Eurkehedge’s Australia/New Zealand hedge fund index is up 6.51% in the first eight months of this year. That compares to 1.36% for its overall hedge fund index. Its return is higher than for Eurekahedge’s Asia ex-Japan (4.45%), North American (0.31%) and European (4.36%) hedge fund indices.
Strong performances have been seen across strategies. Laminar Credit Opportunities Fund is up 7.65% over the past 12 months, for example, while Wilson Asset Management’s Australian small-cap fund rose 25.4% over the same period.
Chadwick acknowledged that growth was coming despite muted institutional demand, which he blamed on the fee debate among Australia’s superannuation community.
He suggested this had become warped by a misinterpretation of MySuper rules that task fund trustees with ensuring external managers provide value for money. This has been widely interpreted by super funds to mean low fees.
But Chadwick said he saw an opportunity emerging for institutional investors to pay more for non-vanilla options amid a build up of in-house teams at superannuation funds focused on managing traditional investments.

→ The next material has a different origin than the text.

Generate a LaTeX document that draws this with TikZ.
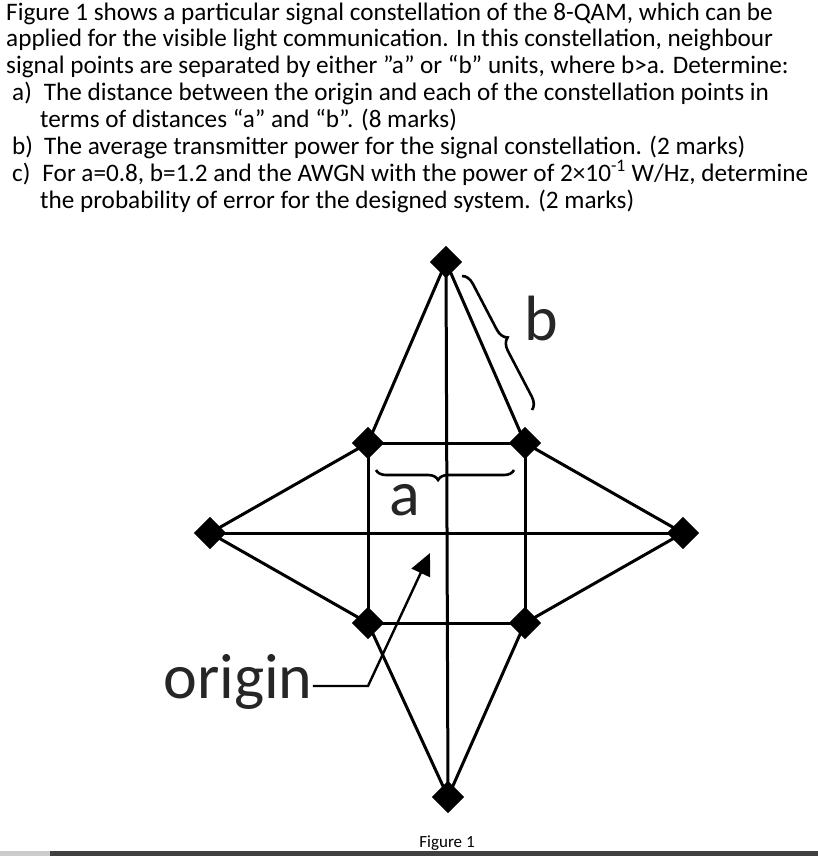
\documentclass[tikz,border=0pt]{standalone}
\usepackage{fontspec}
\setmainfont{Carlito}
\usetikzlibrary{shapes.geometric,decorations.pathreplacing,arrows.meta}
\begin{document}
\begin{tikzpicture}[x=1pt,y=-1pt,
  txt/.style={anchor=base west,inner sep=0pt,font=\fontsize{25.2}{28}\selectfont},
  pt/.style={diamond,fill=black,minimum size=32pt,inner sep=0pt},
  ln/.style={line width=3pt},
  big/.style={inner sep=0pt,font=\fontsize{64}{70}\selectfont,text=black!85}]
\useasboundingbox (0,0) rectangle (818,856);
\node[txt] (l1) at (6,21) {Figure 1 shows a particular signal constellation of the 8-QAM, which can be};
\node[txt] (l2) at (6,47) {applied for the visible light communication. In this constellation, neighbour};
\node[txt] (l3) at (6,74) {signal points are separated by either ”a” or “b” units, where b>a. Determine:};
\node[txt] (l4) at (12,101) {a)\hspace{12pt}The distance between the origin and each of the constellation points in};
\node[txt] (l5) at (40,128) {terms of distances “a” and “b”. (8 marks)};
\node[txt] (l6) at (12,154) {b)\hspace{11pt}The average transmitter power for the signal constellation. (2 marks)};
\node[txt] (l7) at (12,181) {c)\hspace{12pt}For a=0.8, b=1.2 and the AWGN with the power of 2×10\textsuperscript{-1} W/Hz, determine};
\node[txt] (l8) at (40,208) {the probability of error for the designed system. (2 marks)};

\node[pt] (T) at (446,262) {};
\node[pt] (B) at (448,797) {};
\node[pt] (L) at (210,533) {};
\node[pt] (R) at (683,533) {};
\node[pt] (UL) at (368,443) {};
\node[pt] (UR) at (525,443) {};
\node[pt] (LL) at (368,623) {};
\node[pt] (LR) at (525,623) {};
\draw[ln] (T.center) -- (B.center);
\draw[ln] (L.center) -- (R.center);
\draw[ln] (UL.center) -- (UR.center) -- (LR.center) -- (LL.center) -- cycle;
\draw[ln] (T.center) -- (UL.center) (T.center) -- (UR.center);
\draw[ln] (B.center) -- (LL.center) (B.center) -- (LR.center);
\draw[ln] (L.center) -- (UL.center) (L.center) -- (LL.center);
\draw[ln] (R.center) -- (UR.center) (R.center) -- (LR.center);
\foreach \n in {T,B,L,R,UL,UR,LL,LR} \node[pt] at (\n) {};

\coordinate (b1) at (462,276);
\coordinate (b2) at (532,410);
\draw[line width=2.6pt,decorate,decoration={brace,amplitude=12pt}] (b1) -- (b2);
\node[big,anchor=west] (blab) at (524,318) {b};
\coordinate (a1) at (376,470);
\coordinate (a2) at (514,470);
\draw[line width=2.6pt,decorate,decoration={brace,amplitude=10pt,aspect=0.55}] (a2) -- (a1);
\node[big] (alab) at (405,500) {a};

\node[big] (orig) at (238,682) {origin};
\coordinate (O) at (430,553);
\draw[line width=2.4pt,-{Triangle[length=22pt,width=20pt]}] (orig.east) ++(0,4) -- (368,686) -- (O);

\node[inner sep=0pt,font=\fontsize{17}{19}\selectfont] (cap) at (447,843) {Figure 1};
\fill[black!20] (0,851) rectangle (50,856);
\fill[black!75] (50,851) rectangle (818,856);
\end{tikzpicture}
\end{document}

In particular he cited alternatives to bank lending as among the innovative strategies coming to market. He argued that alternative credit strategies were difficult to commoditise, unlike alternative beta which had become popular and represented commoditisation of easily replicable hedge fund strategies.
“Local peculiarities are dominating the landscape,” said Chadwick. “A lot of local managers are overlooked by institutional investors. Their fund-raising efforts are more directed at family offices and retail investors.”
Retail investors account for 66% of Australia’s hedge fund industry AUM, according to Asic data. The hope is for more growth from overseas investors following implementation of the Investment Manager Regime (IMR) this June providing tax exemption for foreign entities investing in Australia.
Chadwick acknowledged that investing in Australia-domiciled hedge funds by foreign funds and non-residents had been a minefield prior to IMR, but noted the legislation had introduced tax certainty.
He sees it as a turning point. “It means there are now no material differences [in tax] between operating here and in London or Hong Kong,” he observed.
Victor Jiang said he was among thousands of Australians who moved to the US because the capital-raising ecosystem in Australia was so dire. Yet he returned to Australia from Silicon Valley this year to launch VC fund Sapien Ventures.
Further, two-fifths of funds committed to a A$180 million Australian distressed debt fund Allegro II were raised from overseas investors when the fund closed in June, for example.
Additionally, the number of fixed income-focused hedge funds has surged from 12 in 2012 to 44 last year, although equity strategies still account for about 80% of the industry’s A$97 billion in assets.
Admittedly, new hedge fund launches in Australia have declined from about 30 a year between 2005 and 2011 to less than 20 per annum since.
But the manager of one of those new launches – Bronte Capital – pointed to the sameness of the New York and London hedge fund scenes where “positional crowding...creates charts like Google [flat for a long time, then rocketing up] or Sun Edison [rising for a long time, then rocketing down]”.
The Sydney-based manager argued that “we don’t get to ride the coat-tails of other people’s analysis and that makes us less skittish and less prone to be in momentum stocks” – which is what saw managers around the world flounder in August.